Training Running Economy:
Given the particular scenario, consider the following training methods to create a program that will enhance RE with a minimal amount of running volume:
  1. Hill sprints, fast uphill strides, high intensity or sprint intervals (Barnes et al., 2013; Midgley et al. 2007)
  2. Plyometrics - drop jumps, skips for height, broad jumps, uphill bounding/jumping (Saunders et al., 2006)
  3. Strength training - see previous post here
  4. Explosive strength/power training - jump squats, cleans, I also consider hill sprints to be power training (Paavolainen et al., 1999)   
  5. Altitude training, heat acclimation (Saunders et al., 2004)
  6. Beetroot supplementation? Possibly, though research is generally not as effective for highly trained athletes
Practical application:
Outside of the weightroom, the athlete can incorporate fast running and plyometrics into his/her training routine. In this way, cycling can help maintain aerobic capacity and lactate threshold while the run training is focused on improving RE. Below are a few suggested workouts.
  • 20:00 easy-moderate run with 10 x 10-12s maximal effort hill sprints + 60-90:00 moderate cycling
  • plyometrics with uphill jumps and bounding + 60-90:00 cycling with 20x30(30) intervals
  • 6-8 x 400m run @ >3000m pace + 30-60:00 easy-moderate cycling
Any one of these workouts could be completed as one bout, divided into two sessions in one day, or separated by days (run on one day, ride the next).

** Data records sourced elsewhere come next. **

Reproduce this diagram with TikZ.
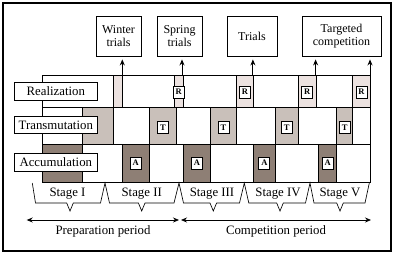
\documentclass[tikz,border=0pt]{standalone}
\usepackage{fontspec}
\setmainfont{Liberation Serif}
\usetikzlibrary{arrows.meta}
\definecolor{accc}{HTML}{8E7F75}
\definecolor{trac}{HTML}{C9C0BA}
\definecolor{realc}{HTML}{ECE2E0}
\begin{document}
\begin{tikzpicture}[x=1pt,y=-1pt,line width=0.85pt,
  rowlabel/.style={draw,fill=white,minimum width=83.7pt,minimum height=17.5pt,inner sep=0pt,font=\fontsize{12.8}{14}\selectfont},
  topbox/.style={draw,fill=white,minimum height=40pt,inner sep=1pt,align=center,font=\fontsize{12}{13.5}\selectfont},
  letterbox/.style={draw,fill=white,minimum width=11pt,minimum height=12pt,inner sep=0pt,font=\bfseries\fontsize{8.5}{8.5}\selectfont},
  txt/.style={inner sep=0pt,font=\fontsize{12.8}{14}\selectfont},
  bracepath/.style={line width=0.65pt,line join=miter},
  uparrow/.style={-{Stealth[length=6pt,width=5pt]},shorten >=3pt},
  periodarrow/.style={{Stealth[length=6pt,width=5pt]}-{Stealth[length=6pt,width=5pt]},line width=0.75pt}
]
\useasboundingbox (0,0) rectangle (396,255);
\draw[line width=1.1pt] (3,3) rectangle (391,251);

% top boxes
\node[topbox,minimum width=45pt] (winter) at (118.5,36) {Winter\\trials};
\node[topbox,minimum width=45pt] (spring) at (179.5,36) {Spring\\trials};
\node[topbox,minimum width=50pt] (trials) at (252,36) {Trials};
\node[topbox,minimum width=79pt] (target) at (341.5,36) {Targeted\\competition};

% rows
\draw (42.7,75) rectangle (370.3,107);
\draw (42.7,107) rectangle (370.3,144);
\draw (42.7,144) rectangle (370.3,182);

% realization cells
\foreach \a/\b in {113.3/122.3,174.3/183.3,236.3/253.7,298.3/316.3,352.7/370.3}
  \draw[fill=realc] (\a,75) rectangle (\b,107);
% transmutation cells
\foreach \a/\b in {82.3/113.3,149.3/176.7,210.3/236.7,275/298.3,336.7/352.7}
  \draw[fill=trac] (\a,107) rectangle (\b,144);
% accumulation cells
\foreach \a/\b in {42.7/82.3,122.3/149.3,183.5/210.3,253.7/275,318.7/336.7}
  \draw[fill=accc] (\a,144) rectangle (\b,182);

% row labels
\node[rowlabel] (real) at (55.8,91.3) {Realization};
\node[rowlabel] (trans) at (55.8,125) {Transmutation};
\node[rowlabel] (accu) at (55.8,162.2) {Accumulation};

% letter boxes
\node[letterbox] (r2) at (178.8,92) {R};
\node[letterbox] (r3) at (245,92) {R};
\node[letterbox] (r4) at (307.3,92) {R};
\node[letterbox] (r5) at (361.5,92) {R};
\node[letterbox] (t2) at (163,127.5) {T};
\node[letterbox] (t3) at (223.5,127.5) {T};
\node[letterbox] (t4) at (286.6,127.5) {T};
\node[letterbox] (t5) at (344.7,127.5) {T};
\node[letterbox] (a2) at (135.7,163) {A};
\node[letterbox] (a3) at (196.9,163) {A};
\node[letterbox] (a4) at (264.4,163) {A};
\node[letterbox] (a5) at (327.7,163) {A};

% arrows to competitions
\coordinate (u1) at (122.3,75);
\coordinate (u2) at (182,75);
\coordinate (u3) at (252.9,75);
\coordinate (u4) at (315.6,75);
\coordinate (u5) at (370,75);
\draw[uparrow] (u1) -- (u1 |- winter.south);
\draw[uparrow] (u2) -- (u2 |- spring.south);
\draw[uparrow] (u3) -- (u3 |- trials.south);
\draw[uparrow] (u4) -- (u4 |- target.south);
\draw[uparrow] (u5) -- (u5 |- target.south);

% stage braces
\draw[bracepath] (32.3,183) -- (35.5,203) -- (66.7,203) -- (70,211) -- (73.3,203) -- (100.5,203) -- (105,183)
  -- (109.5,203) -- (138.4,203) -- (141.7,211) -- (145,203) -- (174,203) -- (179,183)
  -- (183.5,203) -- (210,203) -- (213.3,211) -- (216.6,203) -- (239.5,203) -- (244.3,183)
  -- (248.8,203) -- (276.7,203) -- (280,211) -- (283.3,203) -- (305.5,203) -- (310,183)
  -- (314,203) -- (336.7,203) -- (340,211) -- (343.3,203) -- (365,203) -- (369.3,183);

\node[txt] (s1) at (67.5,193.5) {Stage I};
\node[txt] (s2) at (141.7,193.5) {Stage II};
\node[txt] (s3) at (212,193.5) {Stage III};
\node[txt] (s4) at (278,193.5) {Stage IV};
\node[txt] (s5) at (340,193.5) {Stage V};

% periods
\coordinate (p1) at (26.7,220);
\coordinate (p2) at (179,220);
\coordinate (c1) at (181,220);
\coordinate (c2) at (371,220);
\draw[periodarrow] (p1) -- (p2);
\draw[periodarrow] (c1) -- (c2);
\node[txt] (prep) at (103,231.5) {Preparation period};
\node[txt] (comp) at (276,231.5) {Competition period};
\end{tikzpicture}
\end{document}
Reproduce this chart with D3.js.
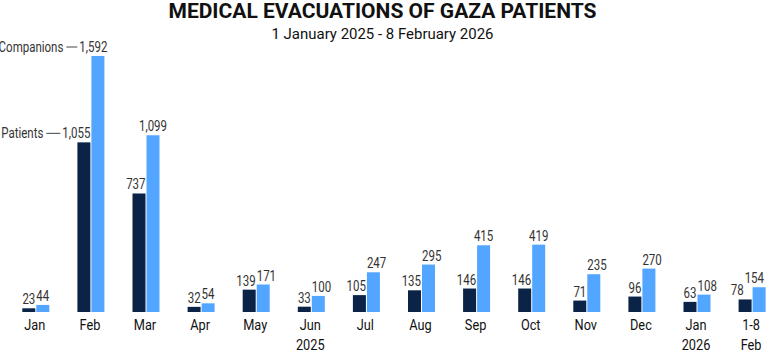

That will likely depend on the individual athlete's goals, abilities, preferences, and injury concerns.


Barnes, K. R., Hopkins, W. G., McGuigan, M. R., & Kilding, A. E. (2013). Effects of Different Uphill Interval-Training Programs on Running Economy and Performance. Int J Sports Physiol Perform.
Etxebarria, N., Anson, J. M., Pyne, D. B., & Ferguson, R. A. (2013). High-intensity cycle interval training improves cycling and running performance in triathletes. Eur J Sport Sci.
Gregor, R. J., Komi, P. V., & Järvinen, M. (1987). Achilles Tendon Forces During Cycling. Int J Sports Med, 08(S 1), S9-S14.
Midgley, A. W., McNaughton, L. R., & Jones, A. M. (2007). Training to enhance the physiological determinants of long-distance running performance: can valid recommendations be given to runners and coaches based on current scientific knowledge? Sports Med, 37(10), 857-880.
Millet, G. P., Candau, R. B., Barbier, B., Busso, T., Rouillon, J. D., & Chatard, J. C. (2002). Modelling the transfers of training effects on performance in elite triathletes. Int J Sports Med, 23(1), 55-63.
Paavolainen, L., Hakkinen, K., Hamalainen, I., Nummela, A., & Rusko, H. (1999). Explosive-strength training improves 5-km running time by improving running economy and muscle power. J Appl Physiol (1985), 86(5), 1527-1533.
Ronnestad, B. R., & Mujika, I. (2013). Optimizing strength training for running and cycling endurance performance: A review. Scand J Med Sci Sports.
Ruby, B., Robergs, R., Leadbetter, G., Mermier, C., Chick, T., & Stark, D. (1996). Cross-training between cycling and running in untrained females. J Sports Med Phys Fitness, 36(4), 246-254.
Saunders, P. U., Pyne, D. B., Telford, R. D., & Hawley, J. A. (2004). Factors affecting running economy in trained distance runners. Sports Med, 34(7), 465-485.
Saunders, P. U., Telford, R. D., Pyne, D. B., Peltola, E. M., Cunningham, R. B., Gore, C. J., & Hawley, J. A. (2006). Short-term plyometric training improves running economy in highly trained middle and long distance runners. J Strength Cond Res, 20(4), 947-954.
White, L. J., Dressendorfer, R. H., Muller, S. M., & Ferguson, M. A. (2003). Effectiveness of cycle cross-training between competitive seasons in female distance runners. J Strength Cond Res, 17(2), 319-323.